The place a person treats as permanent home. Utah’s tax code augments common-law domicile with statutory deeming rules—here, the presence of a spouse attending a public college at in-state rates.
Right to Travel (Three-Part Test)
- Freedom to move across state lines.
- Freedom to be treated as a “welcome visitor” in other states.
- Freedom of new residents to receive equal state treatment.
Utah’s law does not infringe any component because it neither restricts movement, disadvantages temporary visitors, nor discriminates against new Utah residents.
Rational-Basis Review
Under this deferential test, a law survives if the court can conceive of any legitimate governmental purpose that is reasonably advanced by the legislative means chosen. Courts do not weigh whether the law is wise or optimal—only whether it is irrational.
Dormant Commerce Clause
A judge-made doctrine preventing states from enacting laws that unduly burden or discriminate against interstate commerce when Congress has not acted. It most commonly forbids: (1) explicit protectionist measures, or (2) multiple taxation of the same value in a way intrastate commerce need not bear.
5. Conclusion
Tischmak v. Utah State Tax Commission fortifies Utah’s ability to tax households benefitting—directly or indirectly—from subsidised higher education.
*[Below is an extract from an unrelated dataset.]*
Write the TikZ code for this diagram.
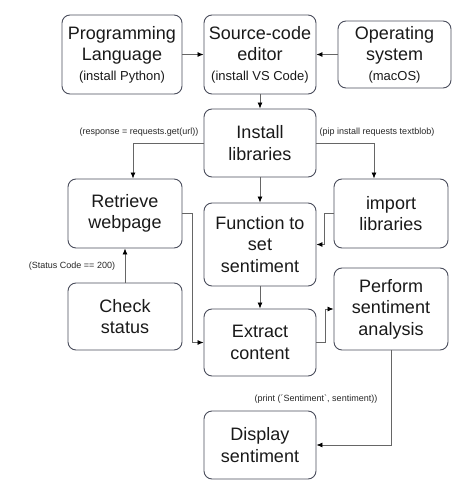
\documentclass[tikz,border=0pt]{standalone}
\usepackage{fontspec}
\setmainfont{Liberation Sans}
\newfontfamily\codefont{Liberation Sans}[Ligatures=TeXOff]
\usepackage{xcolor}
\usetikzlibrary{arrows.meta}
\usetikzlibrary{calc}
\definecolor{boxline}{HTML}{4A4D5C}
\definecolor{wiregray}{HTML}{666666}
\tikzstyle{block}=[draw=boxline, line width=0.9pt, rounded corners=8pt, align=center, inner sep=0pt, text=black!90, font=\fontsize{18}{21.5}\selectfont]
\tikzstyle{link}=[draw=wiregray, line width=0.8pt, -{Latex[length=6pt,width=5pt,color=black]}]
\tikzstyle{codelabel}=[inner sep=0pt, text=black!85, font=\codefont\fontsize{9}{11}\selectfont]
\newcommand{\smallline}[1]{\\[-2pt]{\fontsize{13}{15}\selectfont #1}}

\begin{document}
\begin{tikzpicture}[x=1pt,y=-1pt]
	\useasboundingbox (0,0) rectangle (474,489);
	\node[block, minimum width=120pt, minimum height=79pt] (lang) at (122,54.5) {Programming\\Language\smallline{(install Python)}};
	\node[block, minimum width=112pt, minimum height=79pt] (editor) at (260,54.5) {Source-code\\editor\smallline{(install VS Code)}};
	\node[block, minimum width=113pt, minimum height=67pt] (os) at (394.5,54.5) {Operating\\system\smallline{(macOS)}};
	\node[block, minimum width=112pt, minimum height=68pt] (install) at (260,143) {Install\\libraries};
	\node[block, minimum width=114pt, minimum height=69pt] (retrieve) at (125,213.5) {Retrieve\\webpage};
	\node[block, minimum width=112pt, minimum height=83pt] (func) at (260,244.5) {Function to\\set\\sentiment};
	\node[block, minimum width=114pt, minimum height=69pt] (import) at (391,213.5) {import\\libraries};
	\node[block, minimum width=114pt, minimum height=67pt] (check) at (125,316.5) {Check\\status};
	\node[block, minimum width=114pt, minimum height=82pt] (perform) at (391,309) {Perform\\sentiment\\analysis};
	\node[block, minimum width=112pt, minimum height=67pt] (extract) at (260,342.5) {Extract\\content};
	\node[block, minimum width=112pt, minimum height=68pt] (display) at (260,445) {Display\\sentiment};
	\node[codelabel] (getlbl) at (139,132) {(response = requests.get(url))};
	\node[codelabel] (piplbl) at (377,132) {(pip install requests textblob)};
	\node[codelabel] (statuslbl) at (72,266) {(Status Code == 200)};
	\node[codelabel] (printlbl) at (316,399) {(print (´Sentiment`, sentiment))};
	\draw[link] (lang) -- (editor);
	\draw[link] (os) -- (editor);
	\draw[link] (editor) -- (install);
	\draw[link] (install.west) -| ($(retrieve.north)+(8,0)$);
	\draw[link] (install.east) -| ($(import.north)+(-17,0)$);
	\draw[link] (install) -- (func);
	\draw[link] (import.west) -- ++(-9,0) |- (func.east);
	\draw[link] (retrieve.east) -- ++(10,0) |- (extract.west);
	\draw[link] (check) -- (retrieve);
	\draw[link] (func) -- (extract);
	\draw[link] (extract.east) -- ++(9,0) |- (perform.west);
	\draw[link] (perform.south) |- (display.east);
\end{tikzpicture}
\end{document}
By endorsing “spousal-imputed domicile” against a battery of constitutional claims, the Court harmonised tax policy with constitutional doctrine and provided taxpayers a clear escape hatch: file separately if you wish to prevent Utah from piggy-backing on your spouse’s resident-student status.
Going forward, litigants challenging Utah’s Domicile Statute—or analogous laws elsewhere—must either attack discrete applications or marshal evidence of genuine interstate discrimination. As it stands, Tischmak is a robust precedent confirming that joint filers share tax consequences, even across state lines, when one spouse accepts the financial benefits of Utah residency.